A Sunny Day is Coming to YouTube: YouTube’s Expanded Partnership with Sesame Street
What a great idea. Watching YouTube programming on your living room TV has become ubiquitous in 2025. Especially for younger children (and their parents).
From Scholarship Winner to Wanted Man: The Path of the Kirk Shooting Suspect
As a society, we want details about the alleged perpetrators of violent acts in the hopes that they might help explain the unexplainable. We’ve barely scratched the surface of Tyler Robinson. I’m not even entirely sure anyone can trust the FBI regarding the investigation. In my opinion, there is something very wrong online, and we know internet slop dominated his psyche. Also, everyone should remember that there are monsters everywhere.
We Must Not Devolve Into This (Or We Risk 2,500 Years of Progress)
Ryan Holiday writes eloquently about the reactions to political violence. “We all deserve better than the level of discourse that Charlie Kirk practiced, which was the classic toolkit and style of a demagogue, but discourse is better than murder. Virtue (and just plain human compassion) also demands better than the insensitive and cruel responses to his murder…as well as the anti-democratic and authoritarian rhetoric that politicians have thrown about after.” If you are confused, here’s where Charlie Kirk stood on key political issues.

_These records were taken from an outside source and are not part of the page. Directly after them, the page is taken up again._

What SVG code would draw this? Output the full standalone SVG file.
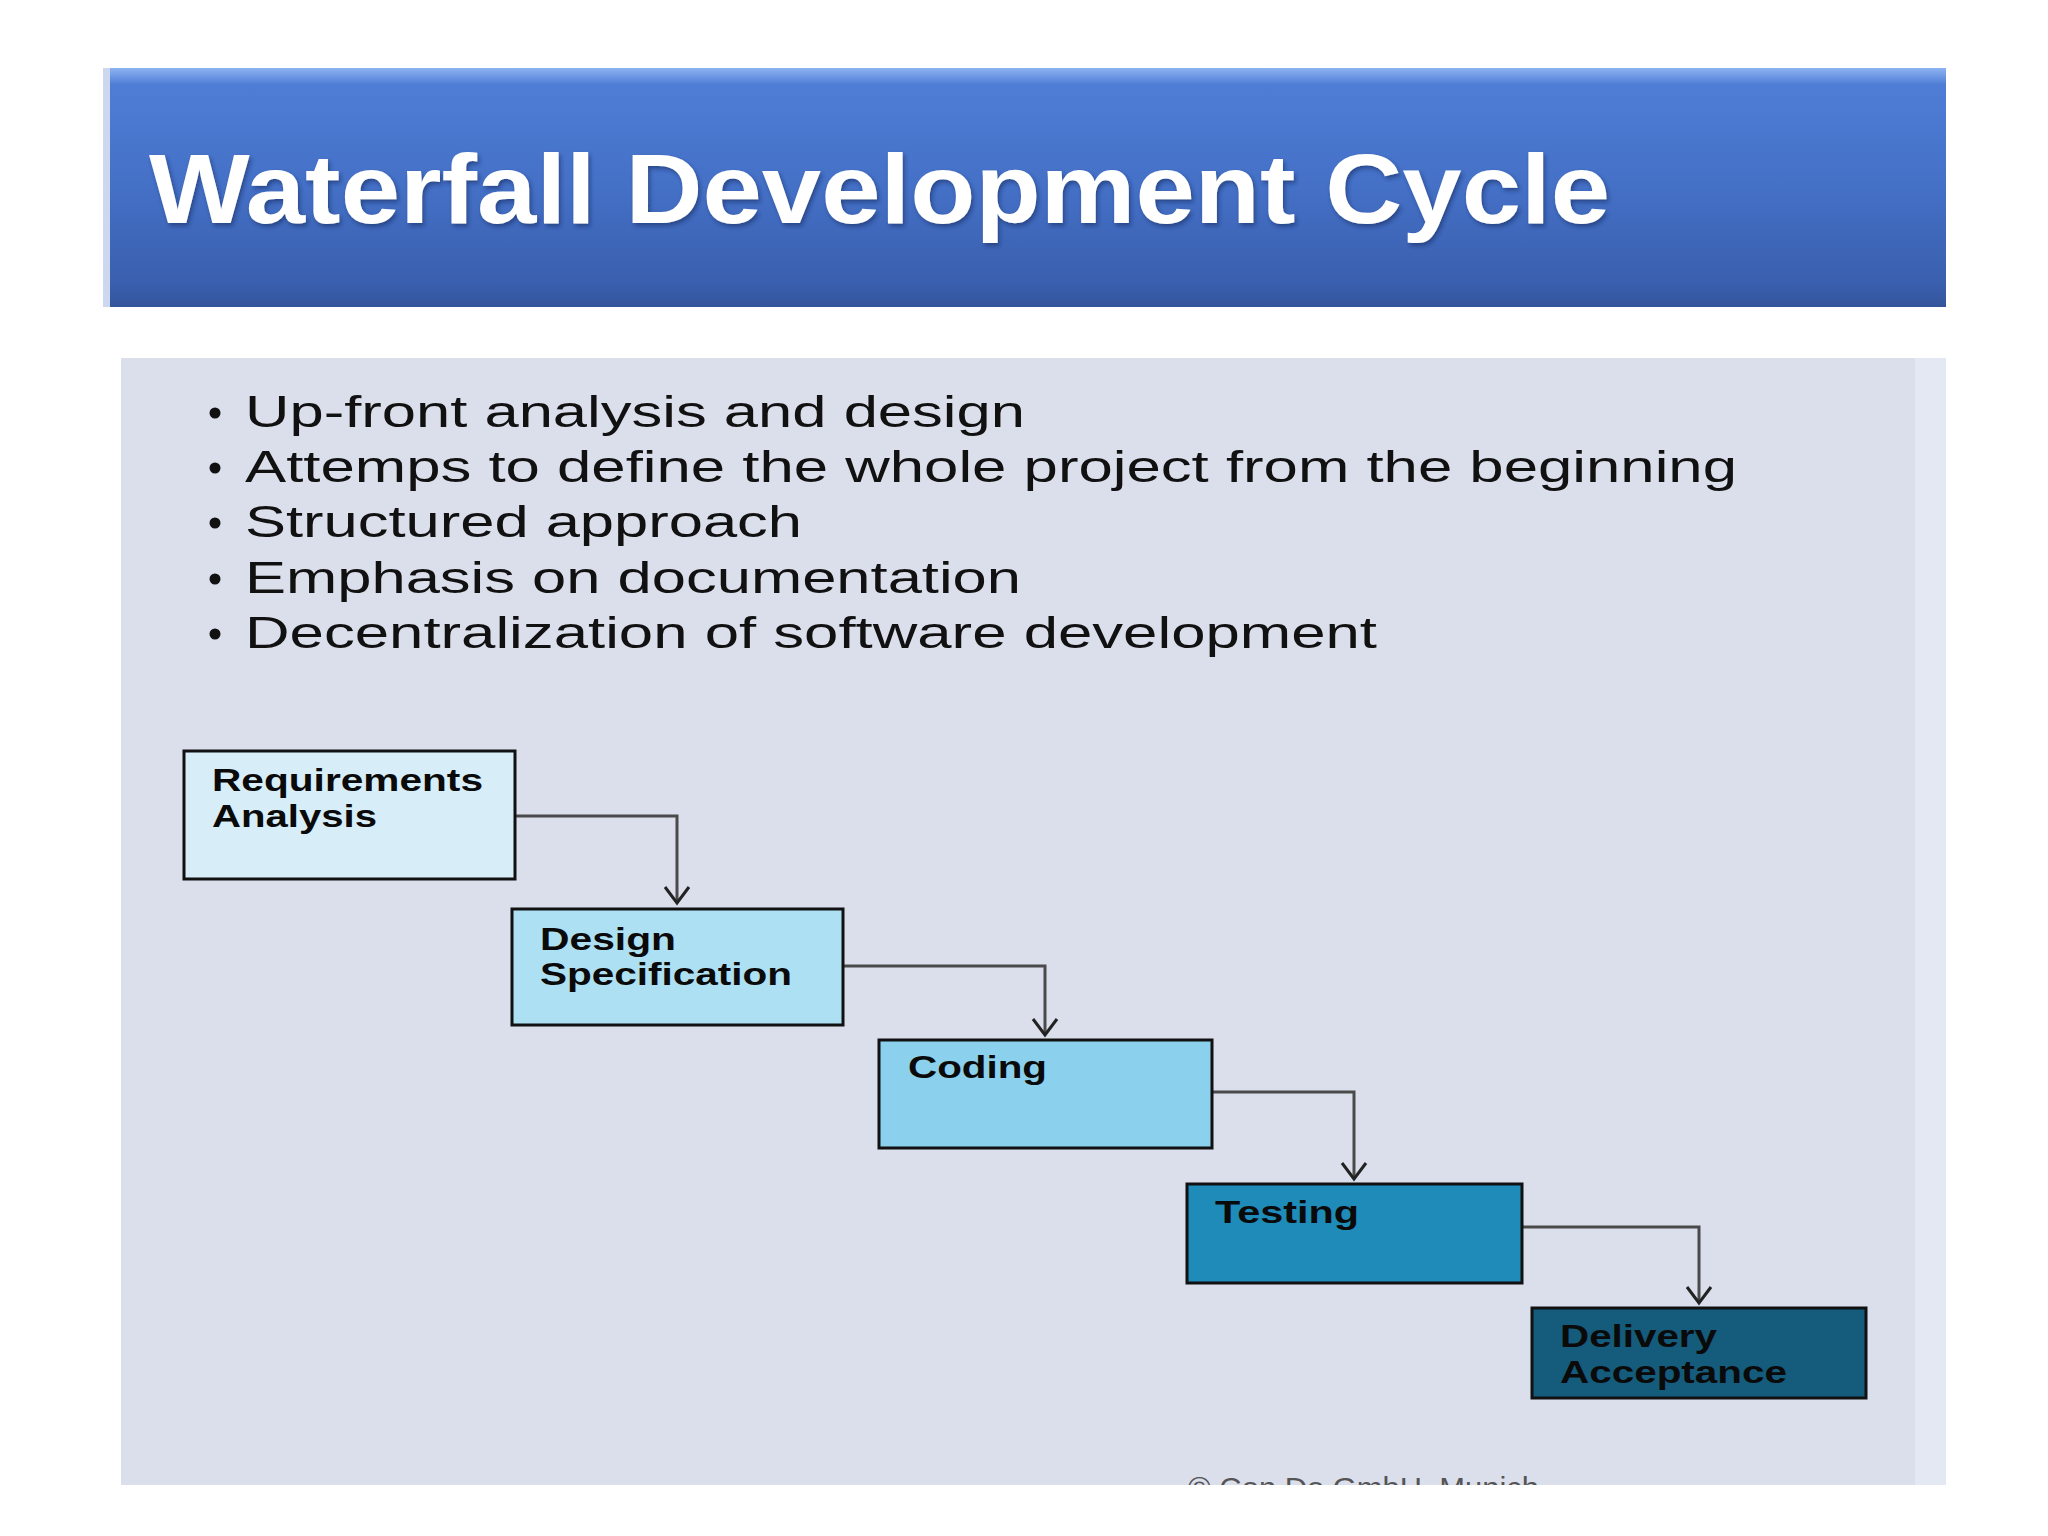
<svg xmlns="http://www.w3.org/2000/svg" width="2048" height="1536" viewBox="0 0 2048 1536">
<defs>
  <linearGradient id="hdr" x1="0" y1="0" x2="0" y2="1">
    <stop offset="0" stop-color="#8db3f2"/>
    <stop offset="0.07" stop-color="#4f7dd6"/>
    <stop offset="0.5" stop-color="#4470c6"/>
    <stop offset="0.9" stop-color="#3a5fae"/>
    <stop offset="1" stop-color="#34559c"/>
  </linearGradient>
  <marker id="arr" viewBox="0 0 24 30" refX="20" refY="15" markerWidth="24" markerHeight="30" markerUnits="userSpaceOnUse" orient="auto">
    <path d="M4,3 L20,15 L4,27" fill="none" stroke="#222" stroke-width="3"/>
  </marker>
  <clipPath id="panelClip"><rect x="121" y="358" width="1825" height="1127"/></clipPath>
  <filter id="shadow" x="-5%" y="-20%" width="110%" height="140%">
    <feGaussianBlur in="SourceAlpha" stdDeviation="2"/>
    <feOffset dx="2" dy="3" result="b"/>
    <feFlood flood-color="#1a2f66" flood-opacity="0.6"/>
    <feComposite in2="b" operator="in"/>
    <feMerge><feMergeNode/><feMergeNode in="SourceGraphic"/></feMerge>
  </filter>
</defs>
<style>
  .bullet { font-family: "Liberation Sans", Arial, sans-serif; font-size: 44px; fill: #111; }
  .node rect { stroke: #111; stroke-width: 3; }
  .node text { font-family: "Liberation Sans", Arial, sans-serif; font-size: 32px; font-weight: bold; fill: #0a0a0a; }
  .conn path { fill: none; stroke: #4a4a4a; stroke-width: 3; }
</style>
<rect width="2048" height="1536" fill="#ffffff"/>

<g id="header">
  <rect x="103" y="68" width="8" height="239" fill="#cdd8ee"/>
  <rect x="110" y="68" width="1836" height="239" fill="url(#hdr)"/>
  <text x="149" y="223" font-family="Liberation Sans, Arial, sans-serif" font-size="98" font-weight="bold" fill="#ffffff" textLength="1461" lengthAdjust="spacingAndGlyphs" filter="url(#shadow)">Waterfall Development Cycle</text>
</g>

<g id="panel">
  <rect x="121" y="358" width="1825" height="1127" fill="#e3e8f2"/>
  <rect x="121" y="358" width="1794" height="1127" fill="#dbdfec"/>
</g>

<g id="bullets">
  <circle cx="215" cy="413" r="5.5" fill="#111"/>
  <text class="bullet" x="245" y="427" textLength="780" lengthAdjust="spacingAndGlyphs">Up-front analysis and design</text>
  <circle cx="215" cy="468" r="5.5" fill="#111"/>
  <text class="bullet" x="245" y="482" textLength="1492" lengthAdjust="spacingAndGlyphs">Attemps to define the whole project from the beginning</text>
  <circle cx="215" cy="523" r="5.5" fill="#111"/>
  <text class="bullet" x="245" y="537" textLength="557" lengthAdjust="spacingAndGlyphs">Structured approach</text>
  <circle cx="215" cy="579" r="5.5" fill="#111"/>
  <text class="bullet" x="245" y="593" textLength="776" lengthAdjust="spacingAndGlyphs">Emphasis on documentation</text>
  <circle cx="215" cy="634" r="5.5" fill="#111"/>
  <text class="bullet" x="245" y="648" textLength="1132" lengthAdjust="spacingAndGlyphs">Decentralization of software development</text>
</g>

<g id="connectors" class="conn">
  <path d="M515,816 H677 V903" marker-end="url(#arr)"/>
  <path d="M843,966 H1045 V1035" marker-end="url(#arr)"/>
  <path d="M1212,1092 H1354 V1179" marker-end="url(#arr)"/>
  <path d="M1508,1227 H1699 V1303" marker-end="url(#arr)"/>
</g>

<g id="node-requirements" class="node">
  <rect x="184" y="751" width="331" height="128" fill="#d7eef9"/>
  <text x="212" y="791" textLength="271" lengthAdjust="spacingAndGlyphs">Requirements</text>
  <text x="212" y="827" textLength="165" lengthAdjust="spacingAndGlyphs">Analysis</text>
</g>

<g id="node-design" class="node">
  <rect x="512" y="909" width="331" height="116" fill="#aee0f3"/>
  <text x="540" y="950" textLength="136" lengthAdjust="spacingAndGlyphs">Design</text>
  <text x="540" y="985" textLength="252" lengthAdjust="spacingAndGlyphs">Specification</text>
</g>

<g id="node-coding" class="node">
  <rect x="879" y="1040" width="333" height="108" fill="#8bd0ec"/>
  <text x="908" y="1078" textLength="139" lengthAdjust="spacingAndGlyphs">Coding</text>
</g>

<g id="node-testing" class="node">
  <rect x="1187" y="1184" width="335" height="99" fill="#1f8bb9"/>
  <text x="1215" y="1223" textLength="144" lengthAdjust="spacingAndGlyphs">Testing</text>
</g>

<g id="node-delivery" class="node">
  <rect x="1532" y="1308" width="334" height="90" fill="#155b7c"/>
  <text x="1560" y="1347" textLength="157" lengthAdjust="spacingAndGlyphs">Delivery</text>
  <text x="1560" y="1383" textLength="227" lengthAdjust="spacingAndGlyphs">Acceptance</text>
</g>

<g id="footer" clip-path="url(#panelClip)">
  <text x="1188" y="1498" font-family="Liberation Sans, Arial, sans-serif" font-size="30" fill="#555" textLength="351" lengthAdjust="spacingAndGlyphs">© Con Do GmbH, Munich</text>
</g>
</svg>
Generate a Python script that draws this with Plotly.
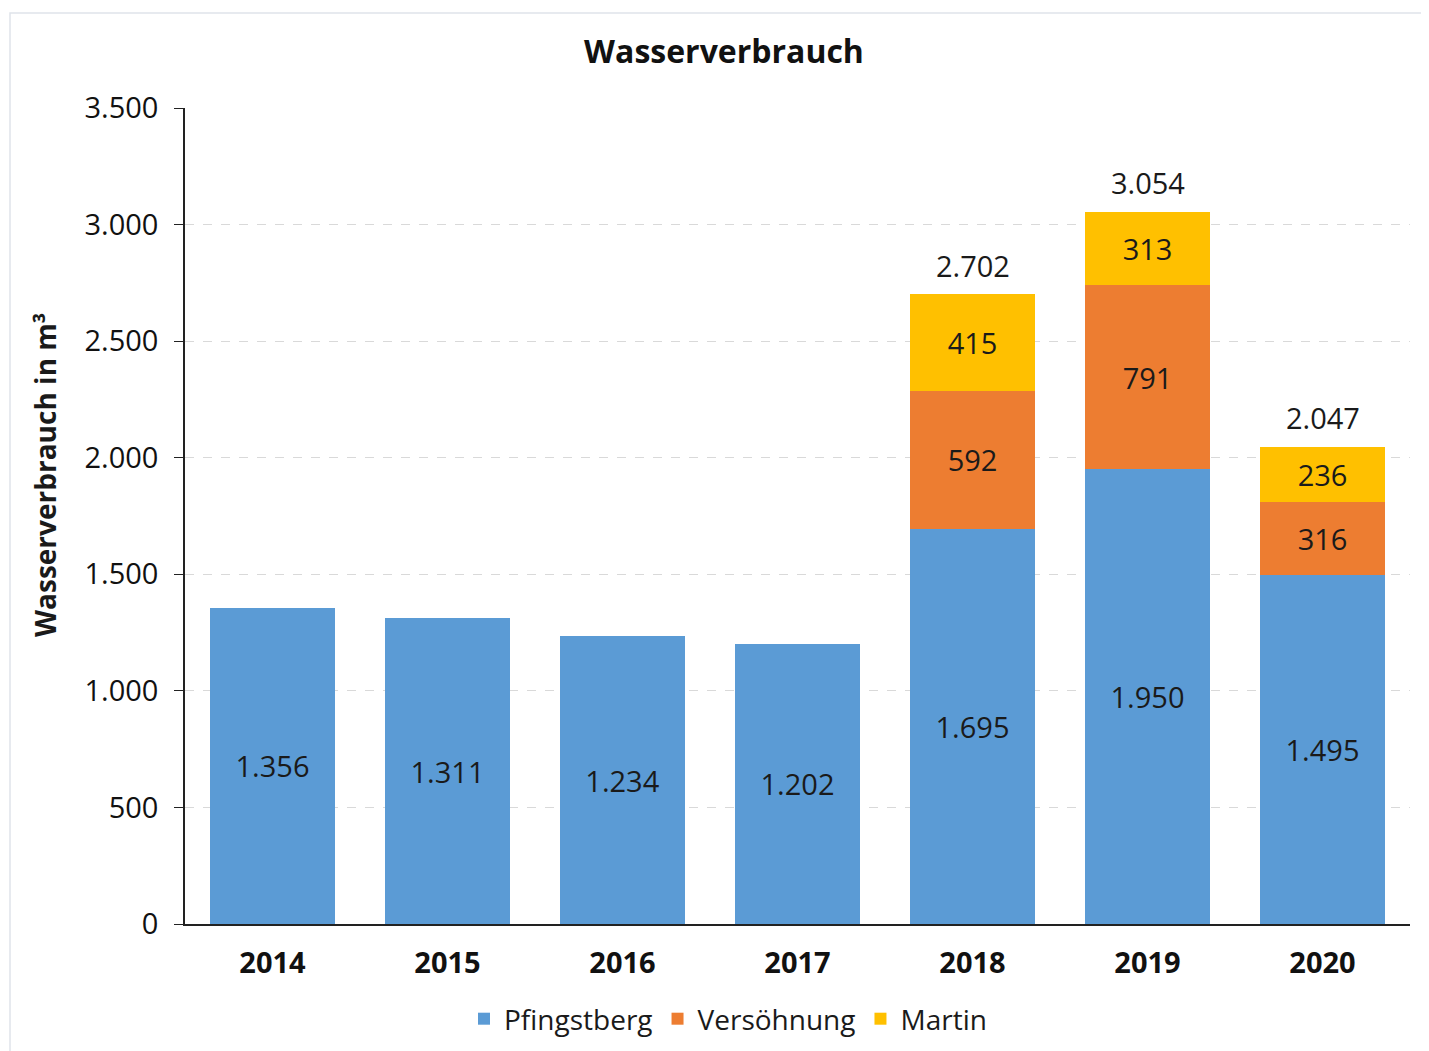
import plotly.graph_objects as go

years = ["2014", "2015", "2016", "2017", "2018", "2019", "2020"]
pfingstberg = [1356, 1311, 1234, 1202, 1695, 1950, 1495]
versoehnung = [None, None, None, None, 592, 791, 316]
martin = [None, None, None, None, 415, 313, 236]
totals = [None, None, None, None, 2702, 3054, 2047]
y_ticks = [0, 500, 1000, 1500, 2000, 2500, 3000, 3500]

FONT = "Open Sans"
TXT = "#1a1a1a"

# page is offset by 8px body margin; plot area on page: x 185..1410, y 108..924
PX0, PX1, PY0, PY1 = 185, 1410, 108, 924
def to_px(x):
    return (x - PX0) / (PX1 - PX0)
def to_py(y):
    return (PY1 - y) / (PY1 - PY0)

fig = go.Figure()
series = [("Pfingstberg", pfingstberg, "#5b9bd5"),
          ("Versöhnung", versoehnung, "#ed7d31"),
          ("Martin", martin, "#ffc000")]
for name, vals, col in series:
    fig.add_trace(go.Bar(
        name=name, x=years, y=vals, marker=dict(color=col, line=dict(width=0)),
        texttemplate="%{y:,d}", textposition="inside", insidetextanchor="middle",
        textfont=dict(family=FONT, size=29, color=TXT),
    ))

annotations = []
for i, t in enumerate(totals):
    if t is None:
        continue
    annotations.append(dict(x=i, y=t, xref="x", yref="y",
                            text=f"{t:,}".replace(",", "."), showarrow=False,
                            yanchor="middle", yshift=29,
                            font=dict(family=FONT, size=29, color=TXT)))
annotations.append(dict(x=to_px(45), y=to_py(475), xref="paper", yref="paper",
                        text="<b>Wasserverbrauch in m³</b>", textangle=-90, showarrow=False,
                        xanchor="center", yanchor="middle",
                        font=dict(family=FONT, size=28, color=TXT)))

fig.update_layout(
    width=1429, height=1051, barmode="stack", bargap=0.29,
    separators=",.",
    margin=dict(l=177, r=27, t=100, b=135),
    paper_bgcolor="white", plot_bgcolor="white",
    font=dict(family=FONT, size=28, color=TXT),
    title=dict(text="<b>Wasserverbrauch</b>", x=716 / 1429, xref="container", xanchor="center",
               y=1 - 44 / 1051, yref="container", yanchor="middle",
               font=dict(family=FONT, size=32, color="#111")),
    legend=dict(orientation="h", x=to_px(728), xanchor="center", y=to_py(1019), yanchor="middle",
                font=dict(family=FONT, size=28, color=TXT), itemwidth=30, traceorder="normal"),
    showlegend=True,
    annotations=annotations,
    shapes=[dict(type="rect", xref="paper", yref="paper", x0=to_px(10), x1=1.2, y0=-0.3, y1=to_py(13),
                 line=dict(color="#dfe4ea", width=1.5), layer="below")],
)
fig.update_xaxes(type="category", showline=True, linecolor="#222", linewidth=1.5, ticks="",
                 tickfont=dict(family=FONT, size=29, color="#111", weight="bold"),
                 ticklabelstandoff=12)
fig.update_yaxes(range=[0, 3500], tickvals=y_ticks, tickformat=",d",
                 showline=True, linecolor="#222", linewidth=1.5,
                 ticks="outside", ticklen=9, tickcolor="#222",
                 showgrid=True, gridcolor="#d9d9d9", griddash="dash", gridwidth=1,
                 zeroline=False, ticklabelstandoff=10,
                 tickfont=dict(family=FONT, size=29, color="#111"))
fig.write_html("out.html")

The Most Difficult Position in Sports
Quarterback is the most glamorous position in all of American sports. But it’s also “an isolating and lonely position,” writes Seth Wickersham, “despite entire infrastructures reverse-engineered in service of those who play it, to say nothing of the elaborate playbooks created for them.” Wickersham pokes inside the mind of Hall of Famer Steve Young in this interesting read.
The one-hour studio
I love Austin Kleon’s idea here. “At some point in the day, I go into the studio. I don’t touch my computer. I set a timer for one hour. I try to make some art. When the timer goes off, I either stop or keep going, depending on what’s on my calendar.”